*TASK DESCRIPTION*: Locate the string "this" throughout the material and copy every line in which it occurs.

*DATASET RECORDS*:

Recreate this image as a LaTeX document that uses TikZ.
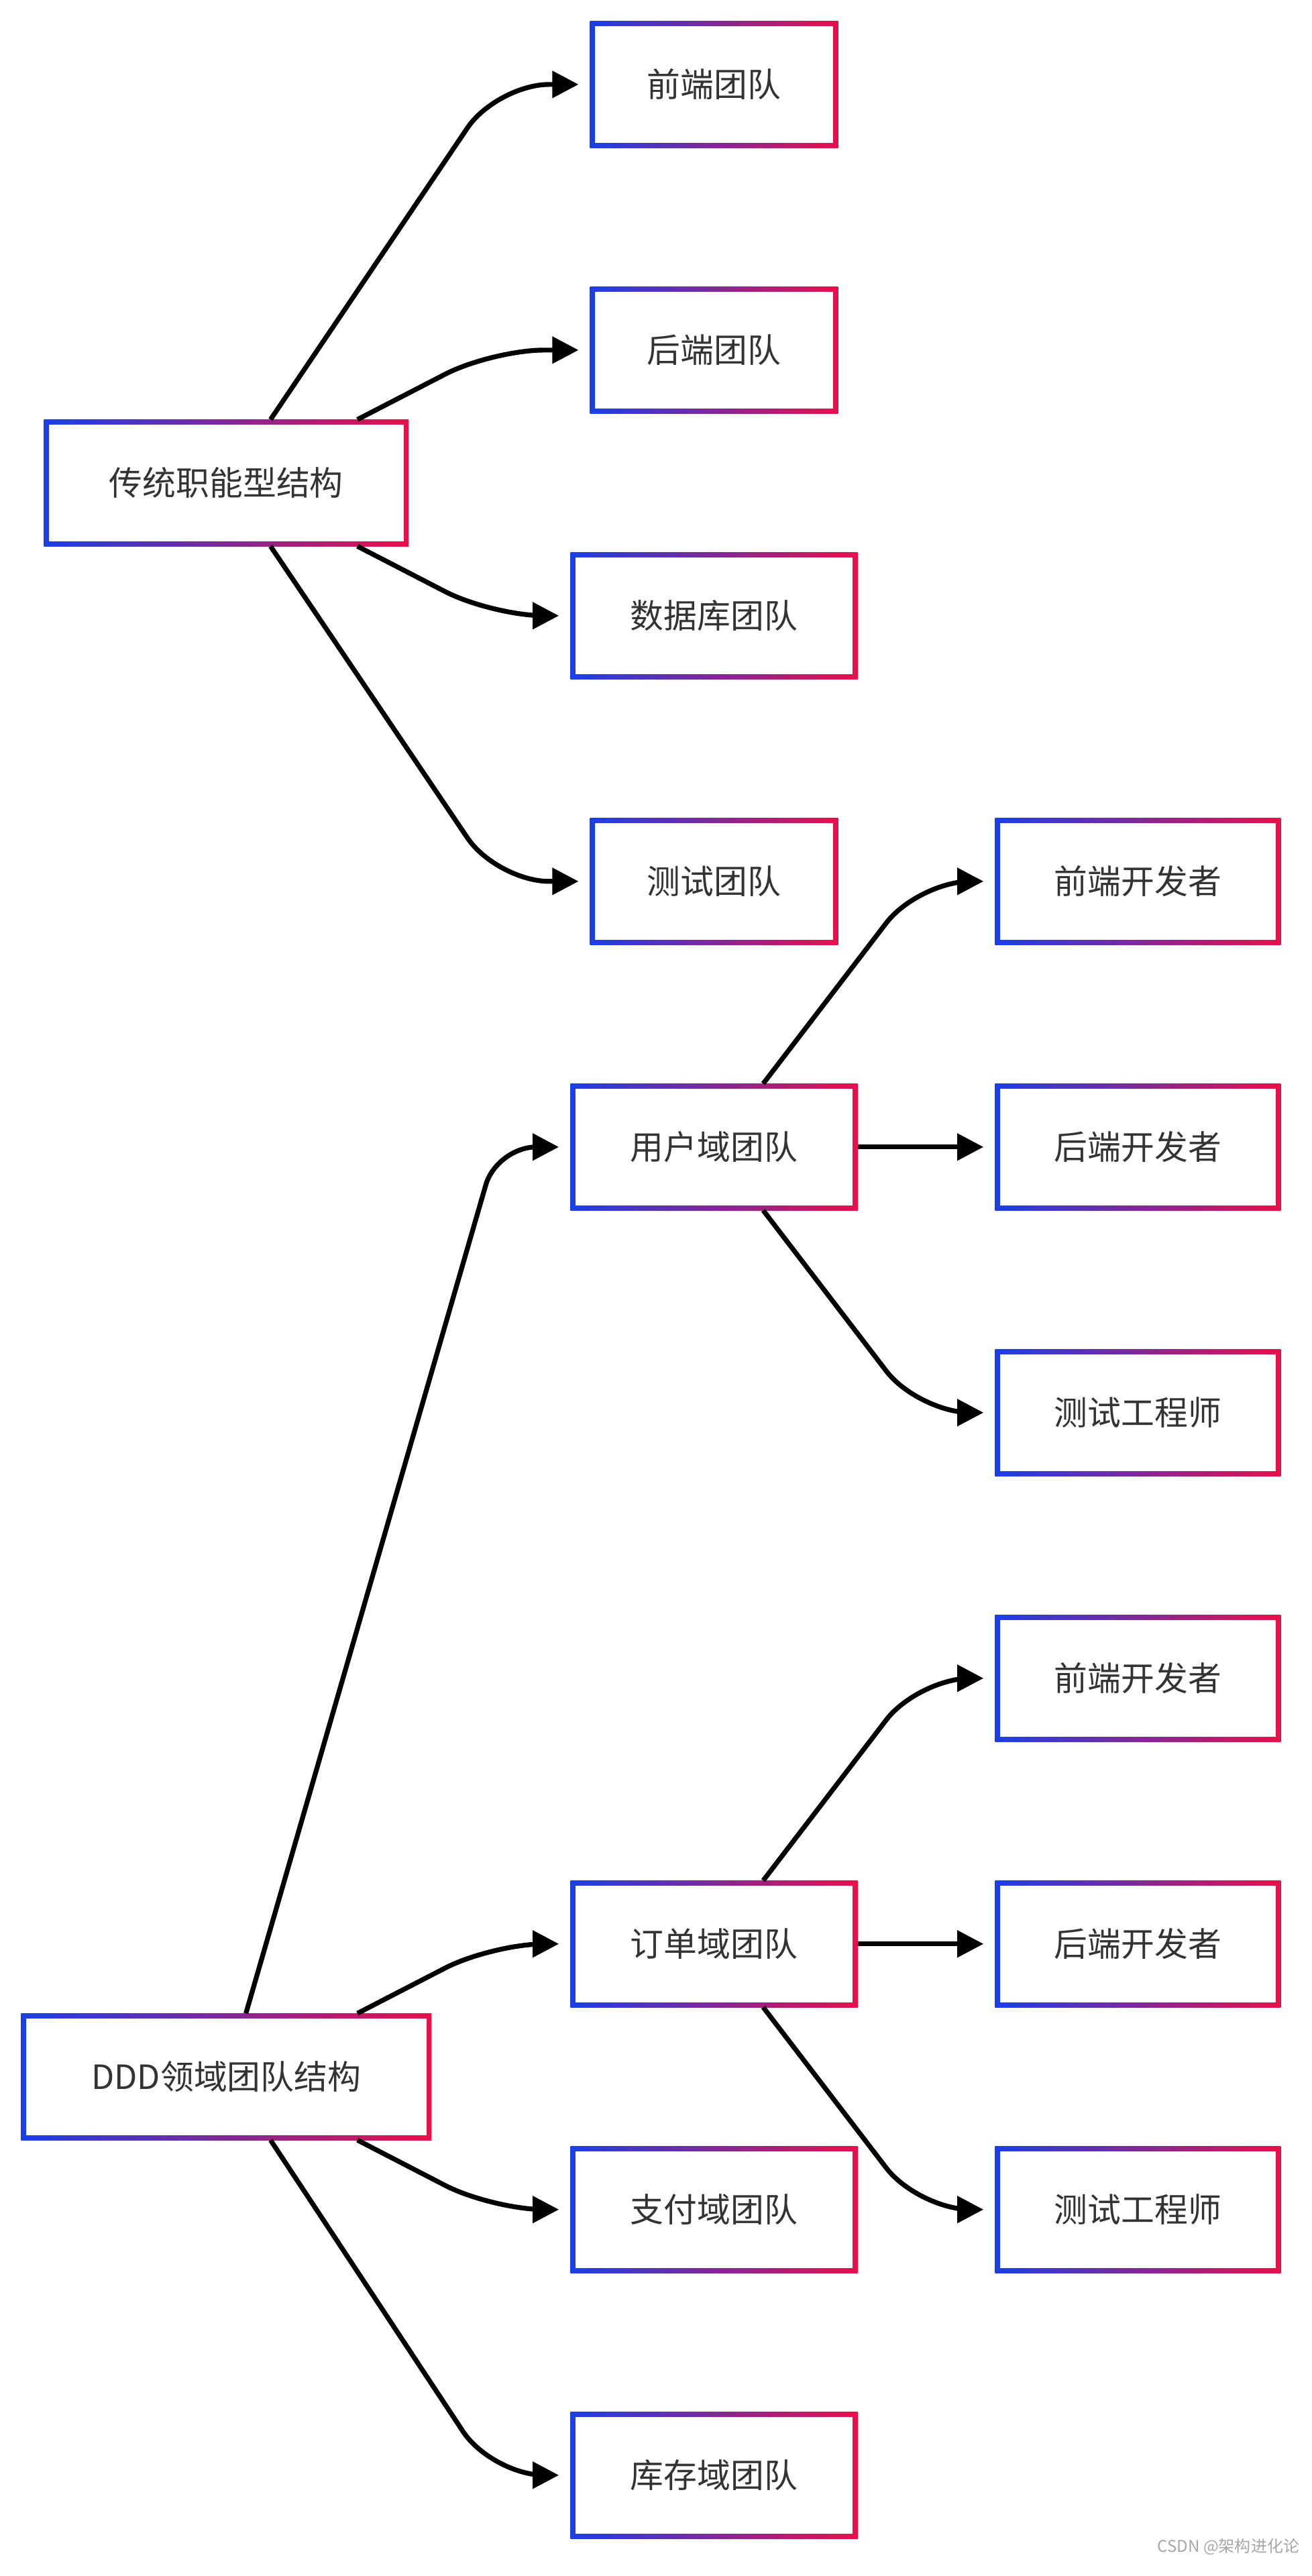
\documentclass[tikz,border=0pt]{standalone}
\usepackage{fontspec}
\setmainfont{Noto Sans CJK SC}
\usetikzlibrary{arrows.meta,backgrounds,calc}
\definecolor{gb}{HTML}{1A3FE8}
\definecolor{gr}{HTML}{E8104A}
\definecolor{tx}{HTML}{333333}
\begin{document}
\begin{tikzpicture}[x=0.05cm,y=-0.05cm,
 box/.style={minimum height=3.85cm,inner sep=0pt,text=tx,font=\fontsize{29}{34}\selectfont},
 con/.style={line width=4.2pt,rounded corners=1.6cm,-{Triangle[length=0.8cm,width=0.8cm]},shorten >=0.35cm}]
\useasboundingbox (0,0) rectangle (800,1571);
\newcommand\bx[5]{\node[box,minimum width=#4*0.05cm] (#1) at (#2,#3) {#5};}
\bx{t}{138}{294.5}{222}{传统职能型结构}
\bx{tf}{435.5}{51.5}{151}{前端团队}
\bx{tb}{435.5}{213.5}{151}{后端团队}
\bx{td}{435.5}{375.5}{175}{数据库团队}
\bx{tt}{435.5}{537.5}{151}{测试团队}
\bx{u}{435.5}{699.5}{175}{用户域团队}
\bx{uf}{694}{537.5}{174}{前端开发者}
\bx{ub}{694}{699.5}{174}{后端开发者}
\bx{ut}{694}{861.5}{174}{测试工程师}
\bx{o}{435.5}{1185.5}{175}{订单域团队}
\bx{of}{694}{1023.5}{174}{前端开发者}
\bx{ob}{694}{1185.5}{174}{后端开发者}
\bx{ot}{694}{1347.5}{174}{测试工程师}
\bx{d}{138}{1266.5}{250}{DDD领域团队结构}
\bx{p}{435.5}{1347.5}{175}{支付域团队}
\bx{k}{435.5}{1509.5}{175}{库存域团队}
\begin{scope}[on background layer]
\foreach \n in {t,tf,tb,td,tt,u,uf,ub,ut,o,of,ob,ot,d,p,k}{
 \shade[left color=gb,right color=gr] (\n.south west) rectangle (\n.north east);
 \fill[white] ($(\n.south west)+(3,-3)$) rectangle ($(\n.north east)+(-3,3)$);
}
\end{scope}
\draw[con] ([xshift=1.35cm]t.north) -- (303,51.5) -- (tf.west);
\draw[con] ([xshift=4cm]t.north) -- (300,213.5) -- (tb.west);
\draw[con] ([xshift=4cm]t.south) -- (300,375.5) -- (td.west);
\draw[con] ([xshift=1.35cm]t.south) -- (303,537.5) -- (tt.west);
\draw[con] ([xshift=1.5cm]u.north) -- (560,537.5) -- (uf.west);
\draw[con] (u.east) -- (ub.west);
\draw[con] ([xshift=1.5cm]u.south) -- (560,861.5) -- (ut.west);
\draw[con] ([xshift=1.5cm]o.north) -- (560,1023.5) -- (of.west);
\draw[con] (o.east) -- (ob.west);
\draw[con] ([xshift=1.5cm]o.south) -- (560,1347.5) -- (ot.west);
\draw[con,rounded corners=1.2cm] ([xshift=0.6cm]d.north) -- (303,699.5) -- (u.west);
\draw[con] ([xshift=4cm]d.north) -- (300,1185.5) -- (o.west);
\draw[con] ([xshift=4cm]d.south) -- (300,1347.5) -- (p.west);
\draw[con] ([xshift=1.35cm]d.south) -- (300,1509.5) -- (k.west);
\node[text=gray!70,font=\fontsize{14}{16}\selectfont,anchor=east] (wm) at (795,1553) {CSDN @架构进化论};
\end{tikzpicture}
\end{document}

* * *

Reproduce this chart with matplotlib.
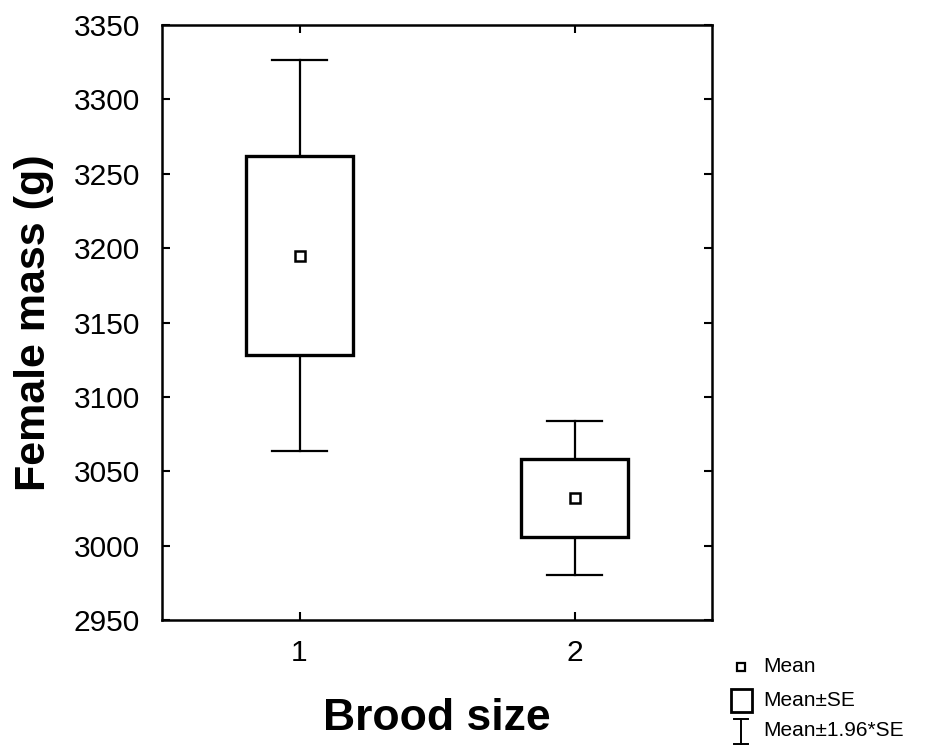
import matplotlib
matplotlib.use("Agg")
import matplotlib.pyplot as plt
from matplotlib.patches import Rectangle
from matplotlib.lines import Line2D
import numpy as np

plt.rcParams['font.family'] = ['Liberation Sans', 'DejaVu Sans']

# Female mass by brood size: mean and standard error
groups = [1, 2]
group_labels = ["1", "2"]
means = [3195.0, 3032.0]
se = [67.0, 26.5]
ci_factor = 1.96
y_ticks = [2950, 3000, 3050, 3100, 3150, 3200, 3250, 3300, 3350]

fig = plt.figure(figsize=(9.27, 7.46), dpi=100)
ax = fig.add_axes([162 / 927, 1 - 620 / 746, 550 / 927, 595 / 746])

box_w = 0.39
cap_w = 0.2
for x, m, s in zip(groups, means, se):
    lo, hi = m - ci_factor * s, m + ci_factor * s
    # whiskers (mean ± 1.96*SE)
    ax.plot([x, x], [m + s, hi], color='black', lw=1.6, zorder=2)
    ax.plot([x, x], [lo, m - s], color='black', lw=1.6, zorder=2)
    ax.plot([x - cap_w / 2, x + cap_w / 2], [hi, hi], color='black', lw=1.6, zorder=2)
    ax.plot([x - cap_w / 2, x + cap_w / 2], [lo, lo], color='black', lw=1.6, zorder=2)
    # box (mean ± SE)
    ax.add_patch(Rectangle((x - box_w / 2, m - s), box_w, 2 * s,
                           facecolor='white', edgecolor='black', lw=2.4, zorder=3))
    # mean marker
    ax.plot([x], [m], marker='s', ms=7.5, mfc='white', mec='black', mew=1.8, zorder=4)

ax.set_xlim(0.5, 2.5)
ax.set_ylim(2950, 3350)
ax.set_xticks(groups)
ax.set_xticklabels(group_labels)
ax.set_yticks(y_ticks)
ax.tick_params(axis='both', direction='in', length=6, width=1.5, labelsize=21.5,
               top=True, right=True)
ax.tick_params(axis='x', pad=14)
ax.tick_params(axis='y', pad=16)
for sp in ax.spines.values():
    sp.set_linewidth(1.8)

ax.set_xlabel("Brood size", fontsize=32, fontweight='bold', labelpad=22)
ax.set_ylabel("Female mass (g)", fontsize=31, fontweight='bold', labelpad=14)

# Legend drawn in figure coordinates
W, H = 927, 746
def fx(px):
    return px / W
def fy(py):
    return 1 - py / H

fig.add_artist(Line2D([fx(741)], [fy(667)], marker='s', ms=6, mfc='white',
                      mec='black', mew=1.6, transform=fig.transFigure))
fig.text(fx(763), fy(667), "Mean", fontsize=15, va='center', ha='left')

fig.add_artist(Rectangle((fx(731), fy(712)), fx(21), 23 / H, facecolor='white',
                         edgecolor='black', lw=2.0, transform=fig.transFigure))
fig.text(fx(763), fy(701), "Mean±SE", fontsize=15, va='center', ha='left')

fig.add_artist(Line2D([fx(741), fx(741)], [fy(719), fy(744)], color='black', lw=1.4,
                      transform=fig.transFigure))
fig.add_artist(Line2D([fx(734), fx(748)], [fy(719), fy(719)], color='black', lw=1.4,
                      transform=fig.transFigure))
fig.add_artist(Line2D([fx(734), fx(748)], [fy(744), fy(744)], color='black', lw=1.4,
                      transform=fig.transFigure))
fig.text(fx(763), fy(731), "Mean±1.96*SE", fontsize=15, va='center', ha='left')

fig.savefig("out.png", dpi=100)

==

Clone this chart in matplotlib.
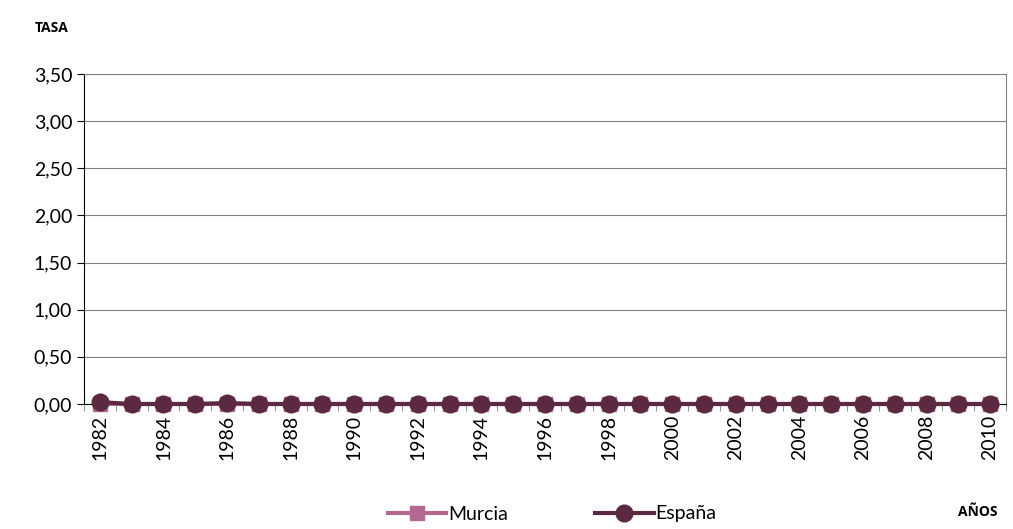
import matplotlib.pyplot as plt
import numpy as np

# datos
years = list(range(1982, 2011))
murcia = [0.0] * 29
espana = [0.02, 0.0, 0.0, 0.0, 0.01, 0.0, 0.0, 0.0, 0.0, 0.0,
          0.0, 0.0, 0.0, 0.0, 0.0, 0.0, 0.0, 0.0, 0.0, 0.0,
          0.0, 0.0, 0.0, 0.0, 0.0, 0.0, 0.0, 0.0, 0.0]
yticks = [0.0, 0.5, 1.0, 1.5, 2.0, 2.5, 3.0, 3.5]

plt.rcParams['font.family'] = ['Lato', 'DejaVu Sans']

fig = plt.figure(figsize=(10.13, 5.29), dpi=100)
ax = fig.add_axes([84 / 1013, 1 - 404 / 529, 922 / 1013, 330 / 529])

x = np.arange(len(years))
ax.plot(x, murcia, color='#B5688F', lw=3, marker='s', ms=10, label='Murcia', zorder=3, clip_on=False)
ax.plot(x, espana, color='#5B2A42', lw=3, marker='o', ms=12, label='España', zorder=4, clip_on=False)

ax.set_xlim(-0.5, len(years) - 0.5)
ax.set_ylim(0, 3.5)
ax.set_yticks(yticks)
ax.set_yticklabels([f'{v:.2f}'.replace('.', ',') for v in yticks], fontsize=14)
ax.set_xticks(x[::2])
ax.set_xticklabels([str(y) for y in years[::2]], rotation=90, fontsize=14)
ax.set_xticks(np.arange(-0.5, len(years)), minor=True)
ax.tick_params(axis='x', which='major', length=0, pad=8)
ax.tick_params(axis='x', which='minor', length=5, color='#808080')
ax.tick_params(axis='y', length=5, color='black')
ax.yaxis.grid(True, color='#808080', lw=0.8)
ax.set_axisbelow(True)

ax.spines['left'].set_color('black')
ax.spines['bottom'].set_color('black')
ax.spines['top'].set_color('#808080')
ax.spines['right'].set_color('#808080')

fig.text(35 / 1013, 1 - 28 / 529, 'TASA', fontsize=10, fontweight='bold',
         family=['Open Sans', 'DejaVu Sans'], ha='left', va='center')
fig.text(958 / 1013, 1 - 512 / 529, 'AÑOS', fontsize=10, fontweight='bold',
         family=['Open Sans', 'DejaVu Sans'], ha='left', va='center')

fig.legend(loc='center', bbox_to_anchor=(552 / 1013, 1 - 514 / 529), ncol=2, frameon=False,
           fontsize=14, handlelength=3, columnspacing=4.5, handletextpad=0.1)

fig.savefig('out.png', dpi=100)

*WRITTEN ANSWER*:
Recreate this image as a LaTeX document that uses TikZ.
Reproduce this chart with matplotlib.
Clone this chart in matplotlib.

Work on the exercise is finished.